• **Your goal**: Identify every line containing the word "React" and reproduce each one.

** begin **

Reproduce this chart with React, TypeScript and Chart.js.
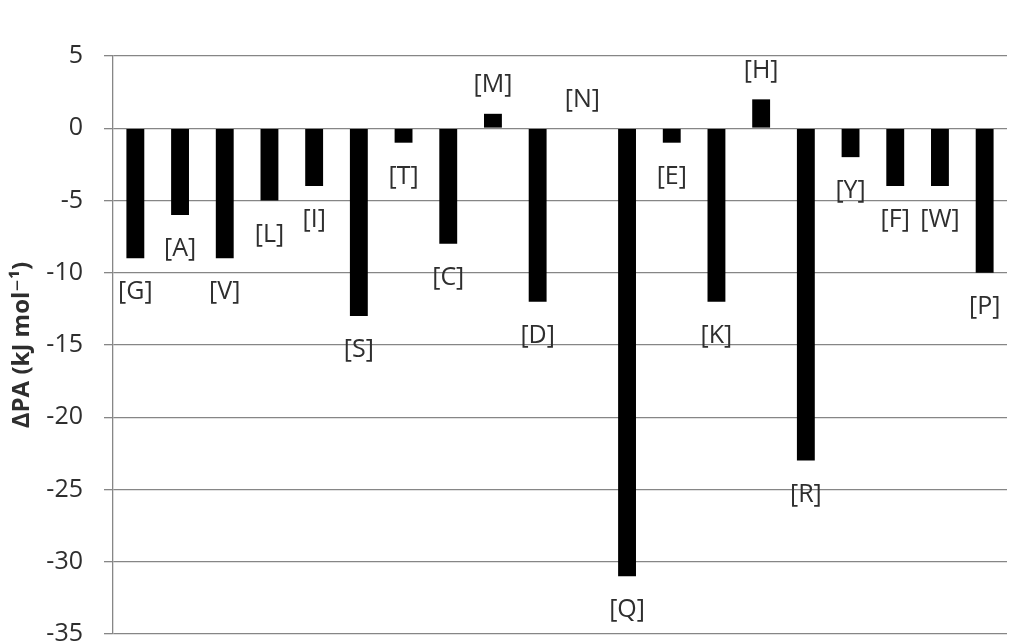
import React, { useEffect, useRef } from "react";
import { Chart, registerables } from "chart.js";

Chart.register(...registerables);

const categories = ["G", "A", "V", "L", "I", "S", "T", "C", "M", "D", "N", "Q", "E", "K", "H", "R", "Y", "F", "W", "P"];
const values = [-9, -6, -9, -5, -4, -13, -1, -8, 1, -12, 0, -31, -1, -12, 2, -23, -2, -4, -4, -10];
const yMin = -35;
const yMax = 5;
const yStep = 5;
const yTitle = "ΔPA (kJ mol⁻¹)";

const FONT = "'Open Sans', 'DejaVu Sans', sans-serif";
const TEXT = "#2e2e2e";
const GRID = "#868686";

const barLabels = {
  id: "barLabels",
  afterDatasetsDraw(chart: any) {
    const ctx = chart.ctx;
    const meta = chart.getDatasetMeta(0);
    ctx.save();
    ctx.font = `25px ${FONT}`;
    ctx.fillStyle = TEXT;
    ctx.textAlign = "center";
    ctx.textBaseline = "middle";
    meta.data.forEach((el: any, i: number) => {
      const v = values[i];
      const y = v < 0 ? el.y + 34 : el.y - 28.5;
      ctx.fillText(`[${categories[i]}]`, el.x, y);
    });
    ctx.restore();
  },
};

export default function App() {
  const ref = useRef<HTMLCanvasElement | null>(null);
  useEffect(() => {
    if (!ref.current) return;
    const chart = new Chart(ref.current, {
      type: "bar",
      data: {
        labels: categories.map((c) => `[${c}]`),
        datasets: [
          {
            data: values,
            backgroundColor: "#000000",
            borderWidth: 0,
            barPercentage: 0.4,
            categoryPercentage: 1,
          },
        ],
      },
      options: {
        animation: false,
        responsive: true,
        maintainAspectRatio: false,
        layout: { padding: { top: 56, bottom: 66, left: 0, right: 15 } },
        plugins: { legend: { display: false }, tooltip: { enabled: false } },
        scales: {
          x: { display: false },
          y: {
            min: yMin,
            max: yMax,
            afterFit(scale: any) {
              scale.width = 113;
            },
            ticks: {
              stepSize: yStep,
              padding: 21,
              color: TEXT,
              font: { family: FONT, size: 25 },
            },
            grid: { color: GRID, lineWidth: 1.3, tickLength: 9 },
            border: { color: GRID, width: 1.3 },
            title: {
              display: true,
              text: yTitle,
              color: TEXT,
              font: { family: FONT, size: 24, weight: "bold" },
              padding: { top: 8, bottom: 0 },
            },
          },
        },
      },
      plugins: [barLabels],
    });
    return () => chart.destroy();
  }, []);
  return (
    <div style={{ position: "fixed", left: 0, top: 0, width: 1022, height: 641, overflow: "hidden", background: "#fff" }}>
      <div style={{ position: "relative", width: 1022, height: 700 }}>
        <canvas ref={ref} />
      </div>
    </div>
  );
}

** end **

• **Response to the exercise**:
Reproduce this chart with React, TypeScript and Chart.js.
import React, { useEffect, useRef } from "react";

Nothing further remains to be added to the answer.